Name	Type	Description	Repository or Paper
HashDeduplicator	Exact Deduplication	Uses various hash functions (e.g., MD5, SHA256, XXH3_128) to remove duplicate data based on exact hash value comparison. Suitable for small-scale simple deduplication.	-
CCNetDeduplicator	Exact Deduplication	Compares the first 64 bits of the SHA-1 hash to identify duplicate text, balancing security and computational efficiency.	-
NgramHashDeduplicator	Near Deduplication	Combines n-gram techniques with hashing to detect duplicates based on multiple hash comparisons of n-gram segments. Useful for identifying near-duplicates.	Paper
SemDeduplicator	Near Deduplication	Uses semantic similarity based on BERT embeddings and cosine similarity to detect duplicates. Ideal for detecting semantically similar but differently phrased text.	Paper Code
SimHashDeduplicator	Near Deduplication	Uses the SimHash algorithm to detect similar text based on Hamming distance of fingerprints. Efficient for large-scale data deduplication.	Paper
MinHashDeduplicator	Near Deduplication	Combines MinHash and LSH to compare sets with minimal memory usage and computation cost, detecting similarity between sets.	Paper

Filters

Name	Applicable Type	Description	Repository or Paper
GeneralFilter	Any DataFrame	Supports flexible filtering of the DataFrame using one or more custom lambda functions	-
LanguageFilter	Pre-training, SFT	Filters specific languages using the fasttext language identification model.	Huggingface
BlocklistFilter	Pre-training, SFT	Filters data points using a blocklist (e.g., List-of-Dirty-Naughty-Obscene-and-Otherwise-Bad-Words).	Code

Additionally, Open-DataFlow-Eval supports filtering data points based on scores from single data point scorers, with 18 supported scorers.

DeitaQualityFilter:
    min_score: 1                                         
    max_score: 5                                      
    scorer_args:
      device: 'cuda:0'
      model_name: 'hkust-nlp/deita-quality-scorer'
      max_length: 512

You can set min/max scores and scorer parameters in scorer_args for filtering. For more information on supported scorers, refer to the evaluation algorithm documentation (excluding the Diversity part).

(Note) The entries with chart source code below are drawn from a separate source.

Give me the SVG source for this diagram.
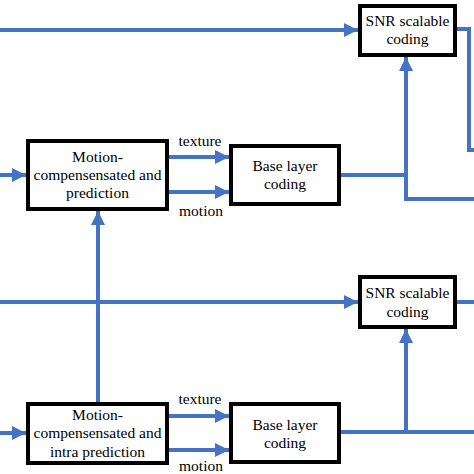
<svg xmlns="http://www.w3.org/2000/svg" width="474" height="474" viewBox="0 0 474 474">
<defs>
<marker id="ah" markerWidth="4" markerHeight="4" refX="3.6" refY="2" orient="auto" markerUnits="strokeWidth" viewBox="0 0 4 4">
<path d="M0,0.2 L3.6,2 L0,3.8 Z" fill="#4472C4"/>
</marker>
<style>
.box{fill:#fff;stroke:#000;stroke-width:4}
.c{fill:none;stroke:#4472C4;stroke-width:4}
.a{marker-end:url(#ah)}
.t{font-family:Liberation Serif,serif;font-size:15.5px;fill:#000;text-anchor:middle}
</style>
</defs>
<rect width="474" height="474" fill="#fff"/>
<g id="connectors">
<line class="c a" x1="0" y1="30" x2="358" y2="30"/>
<polyline class="c" points="455,29 469,29 469,150 474,150"/>
<line class="c a" x1="406" y1="175" x2="406" y2="57"/>
<polyline class="c" points="339,175 406,175 406,199 474,199"/>
<line class="c a" x1="0" y1="175" x2="26" y2="175"/>
<line class="c a" x1="167" y1="157" x2="229" y2="157"/>
<line class="c a" x1="167" y1="192" x2="229" y2="192"/>
<line class="c a" x1="98" y1="403" x2="98" y2="211"/>
<line class="c a" x1="0" y1="302" x2="358" y2="302"/>
<line class="c" x1="455" y1="302" x2="474" y2="302"/>
<line class="c a" x1="406" y1="432" x2="406" y2="329"/>
<line class="c" x1="339" y1="432" x2="474" y2="432"/>
<line class="c a" x1="0" y1="433" x2="26" y2="433"/>
<line class="c a" x1="167" y1="416" x2="229" y2="416"/>
<line class="c a" x1="167" y1="450" x2="229" y2="450"/>
</g>
<g id="snr1">
<rect class="box" x="360" y="6" width="95" height="49"/>
<text class="t" font-family="Liberation Serif" x="407.5" y="26">SNR scalable</text>
<text class="t" font-family="Liberation Serif" x="407.5" y="44">coding</text>
</g>
<g id="mc1">
<rect class="box" x="28" y="141" width="139" height="68"/>
<text class="t" font-family="Liberation Serif" x="97.5" y="162">Motion-</text>
<text class="t" font-family="Liberation Serif" x="97.5" y="180">compensensated and</text>
<text class="t" font-family="Liberation Serif" x="97.5" y="198">prediction</text>
</g>
<g id="base1">
<rect class="box" x="231" y="146" width="108" height="58"/>
<text class="t" font-family="Liberation Serif" x="285" y="171">Base layer</text>
<text class="t" font-family="Liberation Serif" x="285" y="189">coding</text>
</g>
<g id="snr2">
<rect class="box" x="360" y="277" width="95" height="50"/>
<text class="t" font-family="Liberation Serif" x="407.5" y="298">SNR scalable</text>
<text class="t" font-family="Liberation Serif" x="407.5" y="317">coding</text>
</g>
<g id="mc2">
<rect class="box" x="28" y="404" width="139" height="59"/>
<text class="t" font-family="Liberation Serif" x="97.5" y="420">Motion-</text>
<text class="t" font-family="Liberation Serif" x="97.5" y="438">compensensated and</text>
<text class="t" font-family="Liberation Serif" x="97.5" y="457">intra prediction</text>
</g>
<g id="base2">
<rect class="box" x="231" y="404" width="108" height="58"/>
<text class="t" font-family="Liberation Serif" x="285" y="430">Base layer</text>
<text class="t" font-family="Liberation Serif" x="285" y="448">coding</text>
</g>
<g id="labels">
<text class="t" font-family="Liberation Serif" x="200" y="146">texture</text>
<text class="t" font-family="Liberation Serif" x="201" y="216">motion</text>
<text class="t" font-family="Liberation Serif" x="200" y="404">texture</text>
<text class="t" font-family="Liberation Serif" x="201" y="471">motion</text>
</g>
</svg>
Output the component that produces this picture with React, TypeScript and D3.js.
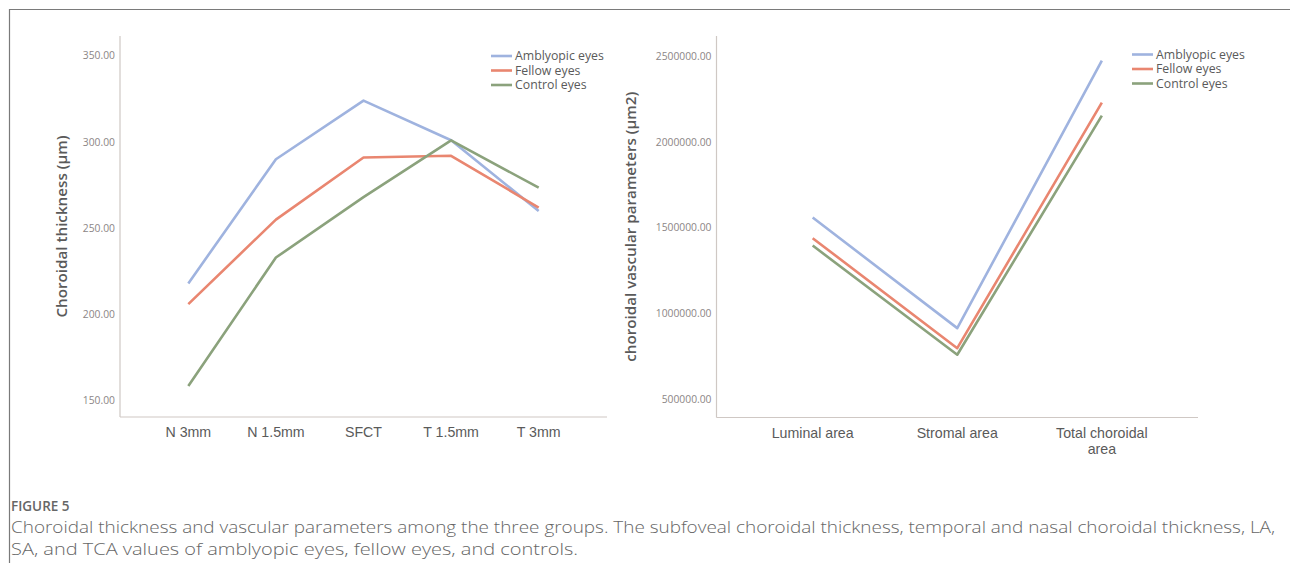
import React from "react";
import * as d3 from "d3";

const W = 1290;
const H = 563;

const groups = ["Amblyopic eyes", "Fellow eyes", "Control eyes"];
const groupColors = ["#9fb3df", "#e98670", "#8ba27c"];

const thicknessSites = ["N 3mm", "N 1.5mm", "SFCT", "T 1.5mm", "T 3mm"];
const thicknessAmblyopic = [218, 290, 324, 301, 260];
const thicknessFellow = [206, 255, 291, 292, 262];
const thicknessControl = [158.5, 233, 268, 301, 273.5];
const thicknessTicks = [150, 200, 250, 300, 350];

const vascularParams = ["Luminal area", "Stromal area", "Total choroidal area"];
const vascularAmblyopic = [1560000, 917000, 2473000];
const vascularFellow = [1440000, 800000, 2228000];
const vascularControl = [1397000, 762000, 2153000];
const vascularTicks = [500000, 1000000, 1500000, 2000000, 2500000];

const captionTitle = "FIGURE 5";
const captionLines = [
  "Choroidal thickness and vascular parameters among the three groups. The subfoveal choroidal thickness, temporal and nasal choroidal thickness, LA,",
  "SA, and TCA values of amblyopic eyes, fellow eyes, and controls.",
];
// rendered widths of the caption lines in the reference
const captionWidths = [1264, 567];

const TEXT = "#5a5a5a";
const TICK = "#8c8686";
const AXIS = "#cfc8c4";
const FONT = "'Open Sans', 'DejaVu Sans', sans-serif";
const LABEL_FONT = "'Liberation Sans', Arial, sans-serif";

type PanelProps = {
  left: number;
  right: number;
  top: number;
  bottom: number;
  cats: string[];
  series: number[][];
  domain: [number, number];
  ticks: number[];
  padding: number;
  yTitle: string;
  yTitleX: number;
  legendX: number;
  legendY: number;
  wrapAt?: number;
};

function Panel(p: PanelProps) {
  const x = d3.scalePoint<string>().domain(p.cats).range([p.left, p.right]).padding(p.padding);
  const y = d3.scaleLinear().domain(p.domain).range([p.bottom, p.top]);
  const line = d3
    .line<number>()
    .x((_, i) => x(p.cats[i]) as number)
    .y((d) => y(d));
  const midY = (p.top + p.bottom) / 2;

  return (
    <g>
      {/* axes */}
      <line x1={p.left} x2={p.left} y1={p.top} y2={p.bottom} stroke={AXIS} strokeWidth={1.2} />
      <line x1={p.left} x2={p.right} y1={p.bottom} y2={p.bottom} stroke={AXIS} strokeWidth={1.2} />
      {p.ticks.map((t) => (
        <text
          key={t}
          x={p.left - 5}
          y={y(t)}
          dy="0.35em"
          textAnchor="end"
          fontSize={10.3}
          fill={TICK}
          fontFamily={FONT}
        >
          {t.toFixed(2)}
        </text>
      ))}
      {p.cats.map((c) => {
        const words = c.split(" ");
        const lines =
          p.wrapAt && c.length > p.wrapAt
            ? [words.slice(0, -1).join(" "), words[words.length - 1]]
            : [c];
        return lines.map((l, i) => (
          <text
            key={c + i}
            x={x(c)}
            y={p.bottom + 20 + i * 16.5}
            textAnchor="middle"
            fontSize={14.2}
            fill={TEXT}
            fontFamily={LABEL_FONT}
          >
            {l}
          </text>
        ));
      })}
      <text
        transform={`translate(${p.yTitleX},${midY}) rotate(-90)`}
        textAnchor="middle"
        dy="0.35em"
        fontSize={15.2}
        fontWeight={600}
        fill={TEXT}
        fontFamily={FONT}
      >
        {p.yTitle}
      </text>
      {/* series */}
      {p.series.map((s, i) => (
        <path
          key={i}
          d={line(s) as string}
          fill="none"
          stroke={groupColors[i]}
          strokeWidth={2.6}
          strokeLinejoin="round"
        />
      ))}
      {/* legend */}
      {groups.map((g, i) => (
        <g key={g} transform={`translate(${p.legendX},${p.legendY + i * 14.5})`}>
          <line x1={0} x2={21} y1={0} y2={0} stroke={groupColors[i]} strokeWidth={2.6} />
          <text x={24} y={0} dy="0.35em" fontSize={12.3} fill={TEXT} fontFamily={FONT}>
            {g}
          </text>
        </g>
      ))}
    </g>
  );
}

export default function App() {
  return (
    <svg
      width={W}
      height={H}
      style={{ position: "absolute", left: 0, top: 0, background: "#fff" }}
    >
      <rect x={0} y={0} width={W} height={H} fill="#fff" />
      {/* frame */}
      <line x1={9} x2={W} y1={9.5} y2={9.5} stroke="#7a7a7a" strokeWidth={1.2} />
      <line x1={9.5} x2={9.5} y1={9} y2={H} stroke="#7a7a7a" strokeWidth={1.2} />

      <Panel
        left={120}
        right={607}
        top={36}
        bottom={417}
        cats={thicknessSites}
        series={[thicknessAmblyopic, thicknessFellow, thicknessControl]}
        domain={[140.5, 361.5]}
        ticks={thicknessTicks}
        padding={0.78}
        yTitle="Choroidal thickness (μm)"
        yTitleX={62}
        legendX={491}
        legendY={56}
      />
      <Panel
        left={716.5}
        right={1198}
        top={36}
        bottom={417.5}
        cats={vascularParams}
        series={[vascularAmblyopic, vascularFellow, vascularControl]}
        domain={[397000, 2616000]}
        ticks={vascularTicks}
        padding={0.665}
        yTitle="choroidal vascular parameters (μm2)"
        yTitleX={631}
        legendX={1132}
        legendY={54.5}
        wrapAt={14}
      />

      {/* caption */}
      <text x={11} y={511} fontSize={13.5} fontWeight={600} fill="#666" fontFamily={FONT}>
        {captionTitle}
      </text>
      {captionLines.map((l, i) => (
        <text
          key={i}
          x={11}
          y={533 + i * 22}
          fontSize={16}
          fontWeight={300}
          fill="#666"
          fontFamily={FONT}
          textLength={captionWidths[i]}
          lengthAdjust="spacingAndGlyphs"
        >
          {l}
        </text>
      ))}
    </svg>
  );
}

In addition, heuristic rule filtering plays a significant role in the screening of pre-training data. In this regard, the Dingo Data Quality Evaluation Tool has greatly inspired our development. We have integrated some of the rule filtering algorithms used in Dingo, a total of 22 types, into dataflow/operators/filter/GeneralText/heuristics.py. For details, please refer to the Rules Documentation. The names of the filters can be found in the dataflow/operators/filter/GeneralText/heuristics.py file.

All 42 data filters mentioned above share the same yaml invocation method.